* _Exercise prompt_
Take the lines from the beginning of the material through the line containing "W, H = 1018, 959" and retype them exactly, leaving the pictures out.

* _Data provided_
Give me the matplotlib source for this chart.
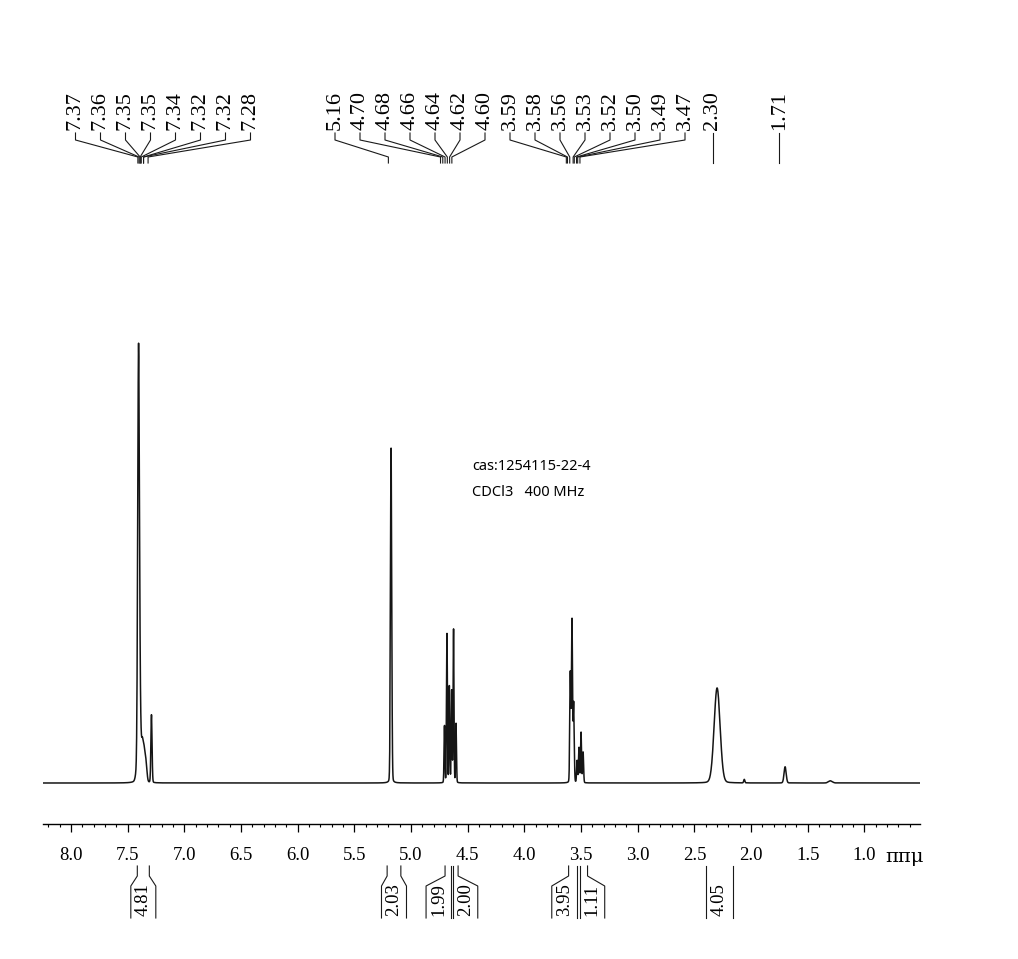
import numpy as np
import matplotlib
matplotlib.use("Agg")
import matplotlib.pyplot as plt
from matplotlib.transforms import blended_transform_factory

plt.rcParams['font.family'] = ['Liberation Serif', 'DejaVu Serif']

W, H = 1018, 959

# peaks: shift (ppm), height (% of tallest), width (ppm)
peak_ppm = [7.404, 7.390, 7.370, 7.354, 7.338, 7.425, 7.290,
            5.176,
            4.705, 4.683, 4.662, 4.642, 4.625, 4.603,
            3.595, 3.580, 3.565, 3.535, 3.518, 3.500, 3.482,
            2.300, 2.060, 1.700, 1.300]
peak_height = [97, 12, 8, 6, 4, 1.2, 15.5,
               76.5,
               13, 34, 22, 21, 35, 13.5,
               25, 37, 18, 5, 8, 11.5, 7,
               21.7, 0.8, 3.7, 0.5]
peak_width = [0.018, 0.02, 0.02, 0.02, 0.02, 0.02, 0.012,
              0.013,
              0.009, 0.009, 0.009, 0.009, 0.009, 0.009,
              0.011, 0.011, 0.011, 0.01, 0.01, 0.01, 0.01,
              0.062, 0.012, 0.022, 0.04]

# shift labels at the top
group1_labels = ["7.37", "7.36", "7.35", "7.35", "7.34", "7.32", "7.32", "7.28"]
group2_labels = ["5.16", "4.70", "4.68", "4.66", "4.64", "4.62", "4.60",
                 "3.59", "3.58", "3.56", "3.53", "3.52", "3.50", "3.49", "3.47"]
single_labels = ["2.30", "1.71"]

# integrals under the axis
int_values = ["4.81", "2.03", "1.99", "2.00", "3.95", "1.11", "4.05"]
int_from = [7.415, 5.211, 4.700, 4.632, 3.610, 3.512, 2.395]
int_to = [7.309, 5.090, 4.647, 4.585, 3.538, 3.443, 2.163]
int_widen = ["both", "both", "left", "right", "left", "right", "none"]

xmin, xmax = 0.51, 8.247
ax_left, ax_right = 43, 920
ax_top, ax_bottom = 60, 824
base_px = 783
px_per_unit = 4.38


def fy(py):
    return 1 - py / H


ppm_per_px = (xmax - xmin) / (ax_right - ax_left)

fig = plt.figure(figsize=(W / 100, H / 100), dpi=100)
ax = fig.add_axes([ax_left / W, fy(ax_bottom), (ax_right - ax_left) / W, (ax_bottom - ax_top) / H])

# mostly gaussian line shape with a little lorentzian tail
eta = 0.08
x = np.linspace(xmin, xmax, 16000)
y = np.zeros_like(x)
for p, h, w in zip(peak_ppm, peak_height, peak_width):
    u = (x - p) / (w / 2)
    y += h * ((1 - eta) * np.exp(-np.log(2) * u ** 2) + eta / (1 + u ** 2))
ax.plot(x, y, color='#151515', lw=1.1)

ax.set_xlim(xmax, xmin)
ax.set_ylim(-(ax_bottom - base_px) / px_per_unit, (base_px - ax_top) / px_per_unit)
for s in ['top', 'left', 'right']:
    ax.spines[s].set_visible(False)
ax.spines['bottom'].set_linewidth(1.0)
ax.set_yticks([])
ax.set_xticks(np.arange(1.0, 8.01, 0.5))
ax.set_xticklabels([f"{v:.1f}" for v in np.arange(1.0, 8.01, 0.5)])
ax.set_xticks(np.arange(0.6, 8.25, 0.1), minor=True)
ax.tick_params(axis='x', which='major', direction='out', length=5.6, width=0.9, labelsize=13.5, pad=11)
ax.tick_params(axis='x', which='minor', direction='out', length=2.3, width=0.8)

tr = blended_transform_factory(ax.transData, fig.transFigure)
offset = 0.04
lab_kw = dict(rotation=90, ha='center', va='bottom', fontsize=16, transform=tr)
line_kw = dict(color='#1a1a1a', lw=0.8, transform=tr, clip_on=False)


def leaders(labels, start_px):
    start = xmax - (start_px - ax_left) * ppm_per_px
    step = 25 * ppm_per_px
    for i, lab in enumerate(labels):
        tx = start - i * step
        px = float(lab) + offset
        ax.text(tx, fy(130), lab, **lab_kw)
        ax.plot([tx, tx, px, px], [fy(133), fy(140), fy(157), fy(163)], **line_kw)


leaders(group1_labels, 75.5)
leaders(group2_labels, 335)
for lab in single_labels:
    px = float(lab) + offset
    ax.text(px, fy(130), lab, **lab_kw)
    ax.plot([px, px], [fy(133), fy(163)], **line_kw)

# integral brackets
need = 25 * ppm_per_px
for val, a, b, mode in zip(int_values, int_from, int_to, int_widen):
    extra = max(0, need - (a - b))
    lo, hi = a, b
    if mode == "both":
        lo, hi = a + extra / 2, b - extra / 2
    elif mode == "left":
        lo = a + extra
    elif mode == "right":
        hi = b - extra
    ax.plot([lo, lo, a, a], [fy(918), fy(886), fy(876), fy(866)], **line_kw)
    ax.plot([hi, hi, b, b], [fy(918), fy(886), fy(876), fy(866)], **line_kw)
    ax.text((lo + hi) / 2, fy(900), val, rotation=90, ha='center', va='center',
            fontsize=13.5, transform=tr)

fig.text(885 / W, fy(857), "ππμ", fontsize=14, va='center', ha='left',
         family=['DejaVu Serif'])

fig.text(472 / W, fy(466), "cas:1254115-22-4", fontsize=10.5, va='center', ha='left',
         family=['Noto Sans', 'DejaVu Sans'])
fig.text(472 / W, fy(492), "CDCl3   400 MHz", fontsize=10.5, va='center', ha='left',
         family=['Noto Sans', 'DejaVu Sans'])

fig.savefig("out.png", dpi=100)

* _Expected output_
Give me the matplotlib source for this chart.
import numpy as np
import matplotlib
matplotlib.use("Agg")
import matplotlib.pyplot as plt
from matplotlib.transforms import blended_transform_factory

plt.rcParams['font.family'] = ['Liberation Serif', 'DejaVu Serif']

W, H = 1018, 959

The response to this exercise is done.